Dear Doctor: Our dad had a mild stroke about a year ago and has been taking daily low-dose aspirin ever since. But I just heard about a new study that says this kind of therapy isn't actually helpful and might even be dangerous. Is this true? Should he stop? I'm confused!
Dear Reader: We've been hearing from patients (and some friends and family) that they're also confused by the new aspirin study you're referring to. The truth is that while low-dose aspirin has indeed been associated with improved health outcomes for individuals like your father who have previously experienced a stroke or a heart attack, the idea of aspirin therapy as a hedge against cardiovascular disease in healthy adults has always been under debate. Now, a trio of studies published in September in the New England Journal of Medicine pave the way for a clearer understanding of the effects of low-dose aspirin therapy.

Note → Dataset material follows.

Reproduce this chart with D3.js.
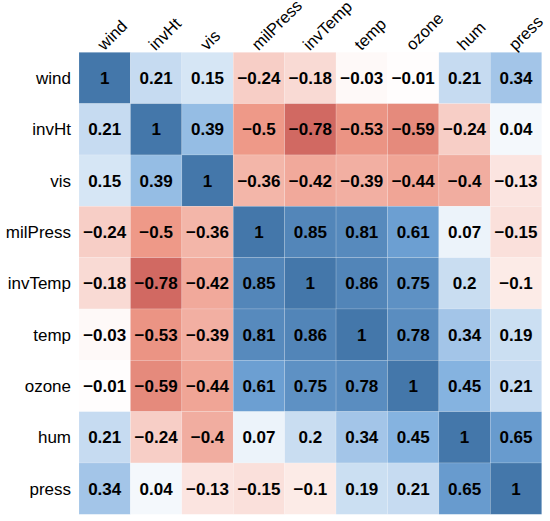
<!DOCTYPE html>
<html>
<head>
<meta charset="utf-8">
<script src="https://cdn.jsdelivr.net/npm/d3@7"></script>
<style>
html,body{margin:0;padding:0;background:#fff;}
svg{display:block;font-family:"Liberation Sans",Arial,Helvetica,sans-serif;}
</style>
</head>
<body>
<svg id="chart" width="550" height="521"></svg>
<script>
const variables = ["wind","invHt","vis","milPress","invTemp","temp","ozone","hum","press"];
const corrWind     = [1, 0.21, 0.15, -0.24, -0.18, -0.03, -0.01, 0.21, 0.34];
const corrInvHt    = [0.21, 1, 0.39, -0.5, -0.78, -0.53, -0.59, -0.24, 0.04];
const corrVis      = [0.15, 0.39, 1, -0.36, -0.42, -0.39, -0.44, -0.4, -0.13];
const corrMilPress = [-0.24, -0.5, -0.36, 1, 0.85, 0.81, 0.61, 0.07, -0.15];
const corrInvTemp  = [-0.18, -0.78, -0.42, 0.85, 1, 0.86, 0.75, 0.2, -0.1];
const corrTemp     = [-0.03, -0.53, -0.39, 0.81, 0.86, 1, 0.78, 0.34, 0.19];
const corrOzone    = [-0.01, -0.59, -0.44, 0.61, 0.75, 0.78, 1, 0.45, 0.21];
const corrHum      = [0.21, -0.24, -0.4, 0.07, 0.2, 0.34, 0.45, 1, 0.65];
const corrPress    = [0.34, 0.04, -0.13, -0.15, -0.1, 0.19, 0.21, 0.65, 1];
const matrix = [corrWind, corrInvHt, corrVis, corrMilPress, corrInvTemp, corrTemp, corrOzone, corrHum, corrPress];

const cells = [];
matrix.forEach((row, i) => row.forEach((v, j) => cells.push({row: variables[i], col: variables[j], value: v})));

const svg = d3.select("#chart");
const gLeft = 79, gTop = 52.3, gRight = 541.7, gBottom = 514.3;

const x = d3.scaleBand().domain(variables).range([gLeft, gRight]);
const y = d3.scaleBand().domain(variables).range([gTop, gBottom]);
const color = d3.scaleLinear()
  .domain([-1, -0.5, 0, 0.5, 1])
  .range(["#BB4444", "#EE9988", "#FFFFFF", "#77AADD", "#4477AA"])
  .interpolate(d3.interpolateRgb);

svg.append("g").selectAll("rect").data(cells).join("rect")
  .attr("x", d => x(d.col))
  .attr("y", d => y(d.row))
  .attr("width", x.bandwidth())
  .attr("height", y.bandwidth())
  .attr("fill", d => color(d.value))
  .attr("stroke", "#ffffff")
  .attr("stroke-opacity", 0.25)
  .attr("stroke-width", 0.6);

const fmt = v => String(v).replace("-", "\u2212");

svg.append("g").selectAll("text").data(cells).join("text")
  .attr("x", d => x(d.col) + x.bandwidth() / 2)
  .attr("y", d => y(d.row) + y.bandwidth() / 2)
  .attr("dy", "0.36em")
  .attr("text-anchor", "middle")
  .attr("font-size", 17)
  .attr("font-weight", "bold")
  .attr("fill", "#000")
  .text(d => fmt(d.value));

// row labels
const yAxis = svg.append("g")
  .attr("transform", `translate(${gLeft - 8},0)`)
  .call(d3.axisLeft(y).tickSize(0).tickPadding(0));
yAxis.select(".domain").remove();
yAxis.selectAll("text")
  .attr("font-size", 17)
  .attr("font-family", "'Liberation Sans',Arial,Helvetica,sans-serif")
  .attr("fill", "#000")
  .attr("dy", "0.36em");

// column labels
svg.append("g").selectAll("text").data(variables).join("text")
  .attr("transform", d => `translate(${x(d) + x.bandwidth() / 2 - 0.5},${gTop - 1}) rotate(-45)`)
  .attr("text-anchor", "start")
  .attr("font-size", 16.5)
  .attr("fill", "#000")
  .text(d => d);
</script>
</body>
</html>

In the main study, which lasted about five years, researchers in Australia looked at the effects of low-dose aspirin therapy in 20,000 people with a median age of 74. Each person was in good health at the time that he or she entered the study, without a history of heart disease. Unlike the observational studies we've discussed lately, which draw conclusions from data in which variables are not under the researchers' control, this was a randomized, double-blind, placebo-controlled trial. That means that half of the study participants took aspirin and half took a placebo. Study participants were randomly assigned to the two groups, and the double-blind part means that neither the participants nor the researchers knew which group was getting aspirin and which was getting the placebo.
Bottom line: This is the best type of study to figure out whether a specific exposure, in this case aspirin, is directly responsible for a particular outcome.
When the study was concluded, it turned out there was no observable difference in "disability-free survival" between the two groups. That is, low-dose aspirin therapy did not deliver additional health protections. What was different between the two groups was that over the course of the study, the participants taking low-dose aspirin had a measurably higher incidence of bleeding, some of it life-threatening. This finding was corroborated by two additional studies, which uncovered a higher risk of major hemorrhage among the aspirin group, as well as a higher incidence of "all-cause mortality." The authors of the studies appear to be somewhat surprised by the results, which they called "unexpected."
It's important to keep in mind that the participants in these studies were all healthy adults without heart disease or stroke. However, for those individuals who have already had a heart attack or stroke, or who do have cardiac disease and other comorbidities, such as diabetes, there is significant data to support aspirin use. It is our opinion that those patients should not stop their aspirin regimens based on these findings.